Not that I expect this to happen, but it's more of a "teach me about the law" moment.

If the judge were selected for the trial, and he determined that there was a problem with the indictment, and ordered the DOJ to redo the indictment on, say, Thursday. Would they be time barred from redoing the indictment since the statute of limitations had passed that point? Or would the fact that they had already done it, and just had to redo it give them the ability to return to the grand jury after the SOL had passed?
 
A question for the legal folks out there.

Not that I expect this to happen, but it's more of a "teach me about the law" moment.

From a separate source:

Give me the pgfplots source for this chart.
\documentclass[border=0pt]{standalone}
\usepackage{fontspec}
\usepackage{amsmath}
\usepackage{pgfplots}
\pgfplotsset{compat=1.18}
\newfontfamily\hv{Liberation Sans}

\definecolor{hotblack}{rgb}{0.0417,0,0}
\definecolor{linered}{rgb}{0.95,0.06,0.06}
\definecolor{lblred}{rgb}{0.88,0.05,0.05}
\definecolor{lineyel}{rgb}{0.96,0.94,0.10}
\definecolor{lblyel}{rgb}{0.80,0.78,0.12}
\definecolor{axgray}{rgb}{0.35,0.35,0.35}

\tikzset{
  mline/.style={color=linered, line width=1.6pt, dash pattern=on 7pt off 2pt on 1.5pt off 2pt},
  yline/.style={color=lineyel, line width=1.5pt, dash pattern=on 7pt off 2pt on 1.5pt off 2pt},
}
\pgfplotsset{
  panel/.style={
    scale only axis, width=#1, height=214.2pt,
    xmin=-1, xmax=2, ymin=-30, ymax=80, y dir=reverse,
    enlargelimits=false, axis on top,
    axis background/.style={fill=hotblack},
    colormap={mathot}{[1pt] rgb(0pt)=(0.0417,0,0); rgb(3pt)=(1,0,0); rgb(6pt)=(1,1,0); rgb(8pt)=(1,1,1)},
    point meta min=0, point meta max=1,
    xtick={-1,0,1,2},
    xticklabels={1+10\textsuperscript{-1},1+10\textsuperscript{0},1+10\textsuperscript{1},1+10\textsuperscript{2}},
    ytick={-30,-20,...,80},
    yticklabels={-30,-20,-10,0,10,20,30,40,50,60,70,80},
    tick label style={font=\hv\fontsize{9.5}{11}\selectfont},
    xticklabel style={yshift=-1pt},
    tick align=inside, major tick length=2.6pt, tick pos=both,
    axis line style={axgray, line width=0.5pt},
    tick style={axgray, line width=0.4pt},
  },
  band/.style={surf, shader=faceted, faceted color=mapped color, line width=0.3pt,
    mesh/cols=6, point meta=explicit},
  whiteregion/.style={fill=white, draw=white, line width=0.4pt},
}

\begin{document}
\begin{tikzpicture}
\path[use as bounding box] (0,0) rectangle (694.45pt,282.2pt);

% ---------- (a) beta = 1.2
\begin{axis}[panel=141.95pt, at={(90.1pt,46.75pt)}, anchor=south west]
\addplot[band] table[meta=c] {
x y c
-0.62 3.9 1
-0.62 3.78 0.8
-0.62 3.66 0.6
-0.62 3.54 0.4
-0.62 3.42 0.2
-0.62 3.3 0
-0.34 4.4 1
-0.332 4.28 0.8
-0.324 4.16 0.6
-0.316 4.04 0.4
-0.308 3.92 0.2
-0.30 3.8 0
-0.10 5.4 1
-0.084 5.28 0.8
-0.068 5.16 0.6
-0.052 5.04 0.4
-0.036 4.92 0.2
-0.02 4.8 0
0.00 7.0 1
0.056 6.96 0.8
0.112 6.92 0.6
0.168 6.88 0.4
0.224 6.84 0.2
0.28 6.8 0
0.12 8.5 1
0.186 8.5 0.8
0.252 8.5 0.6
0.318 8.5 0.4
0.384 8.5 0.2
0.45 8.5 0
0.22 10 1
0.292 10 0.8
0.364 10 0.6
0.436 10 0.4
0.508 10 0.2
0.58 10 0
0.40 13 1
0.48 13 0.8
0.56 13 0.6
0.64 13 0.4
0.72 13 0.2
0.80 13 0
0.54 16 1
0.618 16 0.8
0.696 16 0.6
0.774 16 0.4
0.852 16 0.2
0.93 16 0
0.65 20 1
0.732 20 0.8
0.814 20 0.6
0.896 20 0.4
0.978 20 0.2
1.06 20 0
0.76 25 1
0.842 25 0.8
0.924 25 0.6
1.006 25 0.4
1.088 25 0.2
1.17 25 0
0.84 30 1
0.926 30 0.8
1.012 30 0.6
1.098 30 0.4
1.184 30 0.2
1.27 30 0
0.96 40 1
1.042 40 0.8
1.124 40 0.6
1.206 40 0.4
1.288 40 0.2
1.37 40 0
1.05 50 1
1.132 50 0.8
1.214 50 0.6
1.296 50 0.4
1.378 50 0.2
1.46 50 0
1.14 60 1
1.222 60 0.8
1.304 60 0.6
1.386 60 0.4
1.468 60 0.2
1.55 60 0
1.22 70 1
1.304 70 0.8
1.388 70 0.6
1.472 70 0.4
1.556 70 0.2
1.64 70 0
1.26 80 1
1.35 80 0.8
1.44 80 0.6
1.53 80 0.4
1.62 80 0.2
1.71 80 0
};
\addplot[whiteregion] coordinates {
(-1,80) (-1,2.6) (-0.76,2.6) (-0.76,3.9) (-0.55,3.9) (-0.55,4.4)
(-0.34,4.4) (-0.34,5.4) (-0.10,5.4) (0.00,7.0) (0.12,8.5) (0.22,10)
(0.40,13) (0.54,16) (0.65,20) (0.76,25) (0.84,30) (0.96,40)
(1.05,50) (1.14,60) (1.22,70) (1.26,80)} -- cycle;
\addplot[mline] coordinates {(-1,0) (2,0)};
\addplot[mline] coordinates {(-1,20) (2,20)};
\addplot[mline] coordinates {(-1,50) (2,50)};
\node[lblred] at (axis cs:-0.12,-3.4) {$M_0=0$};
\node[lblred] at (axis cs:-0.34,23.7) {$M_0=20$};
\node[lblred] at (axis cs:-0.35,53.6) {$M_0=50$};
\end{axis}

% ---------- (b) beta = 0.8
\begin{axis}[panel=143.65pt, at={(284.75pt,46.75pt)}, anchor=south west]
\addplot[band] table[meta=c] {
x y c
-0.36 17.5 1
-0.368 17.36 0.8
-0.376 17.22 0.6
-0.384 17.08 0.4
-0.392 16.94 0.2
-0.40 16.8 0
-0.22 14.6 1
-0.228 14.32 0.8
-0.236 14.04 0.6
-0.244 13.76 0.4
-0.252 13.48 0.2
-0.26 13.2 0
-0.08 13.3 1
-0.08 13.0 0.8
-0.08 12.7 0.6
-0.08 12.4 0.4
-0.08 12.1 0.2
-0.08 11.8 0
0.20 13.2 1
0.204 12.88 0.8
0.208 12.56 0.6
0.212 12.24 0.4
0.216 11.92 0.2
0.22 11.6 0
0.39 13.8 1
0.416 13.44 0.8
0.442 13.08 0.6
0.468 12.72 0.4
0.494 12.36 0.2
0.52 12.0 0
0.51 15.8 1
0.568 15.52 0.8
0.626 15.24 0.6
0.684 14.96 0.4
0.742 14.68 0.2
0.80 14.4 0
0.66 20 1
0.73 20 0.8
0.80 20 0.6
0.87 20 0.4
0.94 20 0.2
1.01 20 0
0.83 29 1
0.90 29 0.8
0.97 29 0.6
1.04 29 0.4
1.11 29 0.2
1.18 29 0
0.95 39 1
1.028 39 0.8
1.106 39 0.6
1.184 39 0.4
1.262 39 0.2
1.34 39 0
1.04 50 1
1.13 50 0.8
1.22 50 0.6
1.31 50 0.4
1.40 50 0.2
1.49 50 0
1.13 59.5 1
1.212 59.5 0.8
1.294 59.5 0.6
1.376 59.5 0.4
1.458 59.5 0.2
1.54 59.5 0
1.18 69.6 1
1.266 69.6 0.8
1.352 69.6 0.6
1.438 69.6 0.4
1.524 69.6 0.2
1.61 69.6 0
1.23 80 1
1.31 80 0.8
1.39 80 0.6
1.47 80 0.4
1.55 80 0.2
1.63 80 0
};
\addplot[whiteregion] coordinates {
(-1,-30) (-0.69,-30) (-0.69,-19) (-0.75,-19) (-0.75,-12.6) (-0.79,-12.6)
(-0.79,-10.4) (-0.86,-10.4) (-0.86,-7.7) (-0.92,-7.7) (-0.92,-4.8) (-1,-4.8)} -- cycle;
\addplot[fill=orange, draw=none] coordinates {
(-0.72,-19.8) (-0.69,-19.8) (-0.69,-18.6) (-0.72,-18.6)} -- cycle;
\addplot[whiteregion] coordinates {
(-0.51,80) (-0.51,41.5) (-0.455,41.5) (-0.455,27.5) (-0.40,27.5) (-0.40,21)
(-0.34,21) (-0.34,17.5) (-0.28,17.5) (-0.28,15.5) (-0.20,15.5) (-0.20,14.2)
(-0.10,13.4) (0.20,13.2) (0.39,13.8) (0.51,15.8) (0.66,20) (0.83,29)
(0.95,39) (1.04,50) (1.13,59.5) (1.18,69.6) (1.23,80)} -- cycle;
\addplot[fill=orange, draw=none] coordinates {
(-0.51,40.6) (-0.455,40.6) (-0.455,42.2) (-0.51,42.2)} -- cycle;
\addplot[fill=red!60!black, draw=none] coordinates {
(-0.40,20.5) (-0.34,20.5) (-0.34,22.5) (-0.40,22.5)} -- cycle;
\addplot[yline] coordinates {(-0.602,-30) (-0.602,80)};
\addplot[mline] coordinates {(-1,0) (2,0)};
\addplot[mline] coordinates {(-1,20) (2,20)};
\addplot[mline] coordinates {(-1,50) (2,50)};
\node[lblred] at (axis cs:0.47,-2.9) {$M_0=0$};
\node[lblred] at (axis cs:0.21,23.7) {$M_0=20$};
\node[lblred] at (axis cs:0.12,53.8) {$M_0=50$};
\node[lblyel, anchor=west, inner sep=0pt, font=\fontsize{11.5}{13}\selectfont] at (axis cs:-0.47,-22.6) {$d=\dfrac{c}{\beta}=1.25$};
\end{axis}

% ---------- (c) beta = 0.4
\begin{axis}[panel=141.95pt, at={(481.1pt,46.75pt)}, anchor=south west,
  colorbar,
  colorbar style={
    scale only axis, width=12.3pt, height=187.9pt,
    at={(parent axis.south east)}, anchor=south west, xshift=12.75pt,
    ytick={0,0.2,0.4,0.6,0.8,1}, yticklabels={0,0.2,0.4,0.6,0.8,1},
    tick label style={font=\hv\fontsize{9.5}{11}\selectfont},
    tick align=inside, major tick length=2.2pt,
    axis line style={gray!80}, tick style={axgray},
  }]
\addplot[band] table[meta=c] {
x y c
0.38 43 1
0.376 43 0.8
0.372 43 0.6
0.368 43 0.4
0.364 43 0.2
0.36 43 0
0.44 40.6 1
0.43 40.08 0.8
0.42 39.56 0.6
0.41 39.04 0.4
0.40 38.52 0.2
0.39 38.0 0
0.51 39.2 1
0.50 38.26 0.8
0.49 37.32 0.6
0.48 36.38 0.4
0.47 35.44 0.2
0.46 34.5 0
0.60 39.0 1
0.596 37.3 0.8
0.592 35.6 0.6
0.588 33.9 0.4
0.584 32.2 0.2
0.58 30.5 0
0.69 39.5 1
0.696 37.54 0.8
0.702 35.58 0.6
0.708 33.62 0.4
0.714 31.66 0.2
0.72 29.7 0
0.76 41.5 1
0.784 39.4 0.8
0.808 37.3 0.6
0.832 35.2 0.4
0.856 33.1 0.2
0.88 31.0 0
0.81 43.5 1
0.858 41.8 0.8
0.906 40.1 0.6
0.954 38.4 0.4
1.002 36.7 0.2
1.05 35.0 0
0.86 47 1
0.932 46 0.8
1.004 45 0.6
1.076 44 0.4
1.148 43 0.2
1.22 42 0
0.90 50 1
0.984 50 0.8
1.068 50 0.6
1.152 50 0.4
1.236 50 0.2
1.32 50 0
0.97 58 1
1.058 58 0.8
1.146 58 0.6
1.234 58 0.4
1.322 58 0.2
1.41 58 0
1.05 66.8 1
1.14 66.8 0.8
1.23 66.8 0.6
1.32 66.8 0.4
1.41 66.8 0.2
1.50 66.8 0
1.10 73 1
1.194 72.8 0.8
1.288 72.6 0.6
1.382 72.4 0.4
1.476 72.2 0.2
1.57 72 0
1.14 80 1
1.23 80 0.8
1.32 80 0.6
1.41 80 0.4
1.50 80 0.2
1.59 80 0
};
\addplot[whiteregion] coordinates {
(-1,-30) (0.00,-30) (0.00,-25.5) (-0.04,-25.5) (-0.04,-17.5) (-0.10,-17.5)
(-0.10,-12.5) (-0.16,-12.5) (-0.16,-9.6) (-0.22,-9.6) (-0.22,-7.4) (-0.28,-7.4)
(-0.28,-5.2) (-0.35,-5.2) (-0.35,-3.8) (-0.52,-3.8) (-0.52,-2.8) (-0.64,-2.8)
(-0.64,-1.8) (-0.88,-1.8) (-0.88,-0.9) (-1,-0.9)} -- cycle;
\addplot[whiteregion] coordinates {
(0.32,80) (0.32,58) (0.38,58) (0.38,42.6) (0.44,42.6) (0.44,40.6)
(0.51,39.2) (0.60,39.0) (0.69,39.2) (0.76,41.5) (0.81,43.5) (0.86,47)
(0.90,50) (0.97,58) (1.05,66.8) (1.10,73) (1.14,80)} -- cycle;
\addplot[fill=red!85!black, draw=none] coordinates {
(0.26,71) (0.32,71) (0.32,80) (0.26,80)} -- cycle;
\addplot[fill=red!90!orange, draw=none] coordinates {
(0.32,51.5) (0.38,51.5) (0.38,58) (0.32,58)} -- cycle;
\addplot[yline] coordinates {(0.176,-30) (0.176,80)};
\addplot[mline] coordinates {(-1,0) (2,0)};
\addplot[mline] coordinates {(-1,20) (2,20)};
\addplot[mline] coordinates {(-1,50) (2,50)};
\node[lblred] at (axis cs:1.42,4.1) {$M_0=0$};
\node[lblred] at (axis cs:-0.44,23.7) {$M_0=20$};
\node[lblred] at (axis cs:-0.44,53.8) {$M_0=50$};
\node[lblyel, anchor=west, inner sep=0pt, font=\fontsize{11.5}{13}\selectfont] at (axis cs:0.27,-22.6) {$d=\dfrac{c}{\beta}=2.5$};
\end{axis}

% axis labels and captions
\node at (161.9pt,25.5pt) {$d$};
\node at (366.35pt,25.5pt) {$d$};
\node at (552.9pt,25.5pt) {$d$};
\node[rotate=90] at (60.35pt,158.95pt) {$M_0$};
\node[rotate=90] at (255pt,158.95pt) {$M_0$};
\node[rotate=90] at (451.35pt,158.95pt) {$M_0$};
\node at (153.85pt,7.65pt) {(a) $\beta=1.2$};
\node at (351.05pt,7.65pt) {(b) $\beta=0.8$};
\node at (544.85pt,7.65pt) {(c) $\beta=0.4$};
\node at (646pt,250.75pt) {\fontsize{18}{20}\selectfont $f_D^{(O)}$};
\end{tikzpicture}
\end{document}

If the judge were selected for the trial, and he determined that there was a problem with the indictment, and ordered the DOJ to redo the indictment on, say, Thursday. Would they be time barred from redoing the indictment since the statute of limitations had passed that point? Or would the fact that they had already done it, and just had to redo it give them the ability to return to the grand jury after the SOL had passed?

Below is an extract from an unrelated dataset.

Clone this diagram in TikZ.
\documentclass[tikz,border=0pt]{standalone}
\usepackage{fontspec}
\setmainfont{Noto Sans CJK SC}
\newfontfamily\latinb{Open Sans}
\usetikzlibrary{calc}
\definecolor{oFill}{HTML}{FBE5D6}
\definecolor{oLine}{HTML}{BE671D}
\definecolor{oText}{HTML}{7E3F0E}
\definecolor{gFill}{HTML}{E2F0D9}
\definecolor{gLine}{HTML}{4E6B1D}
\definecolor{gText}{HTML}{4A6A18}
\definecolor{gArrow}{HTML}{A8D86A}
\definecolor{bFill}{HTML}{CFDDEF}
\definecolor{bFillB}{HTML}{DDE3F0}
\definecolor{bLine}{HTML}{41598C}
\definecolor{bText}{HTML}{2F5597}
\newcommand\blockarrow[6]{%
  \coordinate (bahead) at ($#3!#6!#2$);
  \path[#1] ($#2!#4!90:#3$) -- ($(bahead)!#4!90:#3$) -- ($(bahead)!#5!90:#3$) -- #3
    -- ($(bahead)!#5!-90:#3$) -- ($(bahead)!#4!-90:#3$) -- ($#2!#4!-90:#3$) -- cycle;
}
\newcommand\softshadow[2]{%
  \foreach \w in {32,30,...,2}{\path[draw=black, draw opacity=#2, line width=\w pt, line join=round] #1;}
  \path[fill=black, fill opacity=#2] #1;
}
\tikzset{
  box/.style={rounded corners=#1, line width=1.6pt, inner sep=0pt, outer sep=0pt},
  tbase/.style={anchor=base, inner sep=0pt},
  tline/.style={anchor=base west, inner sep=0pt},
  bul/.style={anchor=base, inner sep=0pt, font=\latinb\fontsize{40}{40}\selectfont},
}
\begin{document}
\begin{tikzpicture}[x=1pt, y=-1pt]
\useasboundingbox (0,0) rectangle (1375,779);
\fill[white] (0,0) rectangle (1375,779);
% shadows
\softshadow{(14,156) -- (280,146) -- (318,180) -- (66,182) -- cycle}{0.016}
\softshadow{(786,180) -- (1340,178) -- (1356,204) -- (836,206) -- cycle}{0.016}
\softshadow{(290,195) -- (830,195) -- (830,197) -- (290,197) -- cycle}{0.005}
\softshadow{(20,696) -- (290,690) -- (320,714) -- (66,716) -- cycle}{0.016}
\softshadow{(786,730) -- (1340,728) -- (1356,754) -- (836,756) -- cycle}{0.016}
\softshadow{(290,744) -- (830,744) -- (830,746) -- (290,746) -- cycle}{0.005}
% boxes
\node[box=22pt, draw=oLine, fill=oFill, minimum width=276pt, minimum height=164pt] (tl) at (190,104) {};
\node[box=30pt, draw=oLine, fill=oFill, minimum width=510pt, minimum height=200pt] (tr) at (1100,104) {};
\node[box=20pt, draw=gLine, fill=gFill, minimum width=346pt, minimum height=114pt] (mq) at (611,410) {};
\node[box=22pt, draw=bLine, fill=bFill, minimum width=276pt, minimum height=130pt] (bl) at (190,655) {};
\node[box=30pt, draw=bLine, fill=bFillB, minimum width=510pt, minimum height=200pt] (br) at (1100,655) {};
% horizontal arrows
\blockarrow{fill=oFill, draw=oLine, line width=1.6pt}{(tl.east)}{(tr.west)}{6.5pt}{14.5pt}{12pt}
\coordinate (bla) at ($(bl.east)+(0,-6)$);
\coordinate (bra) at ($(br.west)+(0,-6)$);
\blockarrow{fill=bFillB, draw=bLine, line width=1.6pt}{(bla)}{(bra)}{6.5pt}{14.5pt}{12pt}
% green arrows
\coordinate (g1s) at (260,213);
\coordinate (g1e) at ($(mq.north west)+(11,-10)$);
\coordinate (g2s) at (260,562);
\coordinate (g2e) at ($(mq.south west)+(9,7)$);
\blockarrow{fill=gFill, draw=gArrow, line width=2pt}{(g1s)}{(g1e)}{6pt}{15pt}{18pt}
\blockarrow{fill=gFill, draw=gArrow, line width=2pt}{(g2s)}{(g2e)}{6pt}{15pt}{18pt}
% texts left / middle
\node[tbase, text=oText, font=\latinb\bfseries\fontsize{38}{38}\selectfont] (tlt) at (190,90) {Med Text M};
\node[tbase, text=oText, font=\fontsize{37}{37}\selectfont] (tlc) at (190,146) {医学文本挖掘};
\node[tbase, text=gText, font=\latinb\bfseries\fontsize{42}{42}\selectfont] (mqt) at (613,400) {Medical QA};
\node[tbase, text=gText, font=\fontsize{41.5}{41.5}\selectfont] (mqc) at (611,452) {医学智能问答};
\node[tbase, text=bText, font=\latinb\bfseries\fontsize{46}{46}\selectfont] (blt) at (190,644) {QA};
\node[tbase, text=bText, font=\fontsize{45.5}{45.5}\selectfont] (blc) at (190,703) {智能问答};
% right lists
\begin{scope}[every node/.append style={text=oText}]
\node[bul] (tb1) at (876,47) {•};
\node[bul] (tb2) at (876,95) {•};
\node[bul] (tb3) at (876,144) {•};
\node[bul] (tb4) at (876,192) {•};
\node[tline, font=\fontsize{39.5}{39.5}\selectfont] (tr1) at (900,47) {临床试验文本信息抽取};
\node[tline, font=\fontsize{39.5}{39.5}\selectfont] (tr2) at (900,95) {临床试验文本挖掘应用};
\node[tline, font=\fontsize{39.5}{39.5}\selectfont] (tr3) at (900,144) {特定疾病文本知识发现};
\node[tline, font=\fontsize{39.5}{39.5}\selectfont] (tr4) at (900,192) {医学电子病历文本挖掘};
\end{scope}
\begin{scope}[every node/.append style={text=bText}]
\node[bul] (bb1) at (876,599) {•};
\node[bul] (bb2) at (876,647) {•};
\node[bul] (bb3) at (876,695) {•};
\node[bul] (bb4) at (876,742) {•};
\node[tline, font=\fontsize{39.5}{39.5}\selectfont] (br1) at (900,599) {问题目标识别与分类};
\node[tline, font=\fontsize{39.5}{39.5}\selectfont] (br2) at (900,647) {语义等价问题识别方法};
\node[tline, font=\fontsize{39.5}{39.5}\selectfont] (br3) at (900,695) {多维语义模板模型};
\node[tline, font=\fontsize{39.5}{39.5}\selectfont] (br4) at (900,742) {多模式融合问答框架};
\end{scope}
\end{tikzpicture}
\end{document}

I'm not educated on that specific question (whether a defective indictment can be cured and not be considered time-barred if the cure is after the limitations runs) - but my suspicion would be that no, if the indictment rendered before the limitations runs is defective and the prosecution tried to cure that after the limitations runs, it is probably time-barred.

There's also this question of whether she was even validly appointed - as the National Review (that old liberal rag) points out in this piece. As she was the only counsel of record, the only name on the indictment, and the only DOJ attorney at the grand jury, that seems to be a problem for this prosecution.

 
I'm not educated on that specific question (whether a defective indictment can be cured and not be considered time-barred if the cure is after the limitations runs) - but my suspicion would be that no, if the indictment rendered before the limitations runs is defective and the prosecution tried to cure that after the limitations runs, it is probably time-barred.

There's also this question of whether she was even validly appointed - as the National Review (that old liberal rag) points out in this piece. As she was the only counsel of record, the only name on the indictment, and the only DOJ attorney at the grand jury, that seems to be a problem for this prosecution.

That and the vindictive and selective prosecution.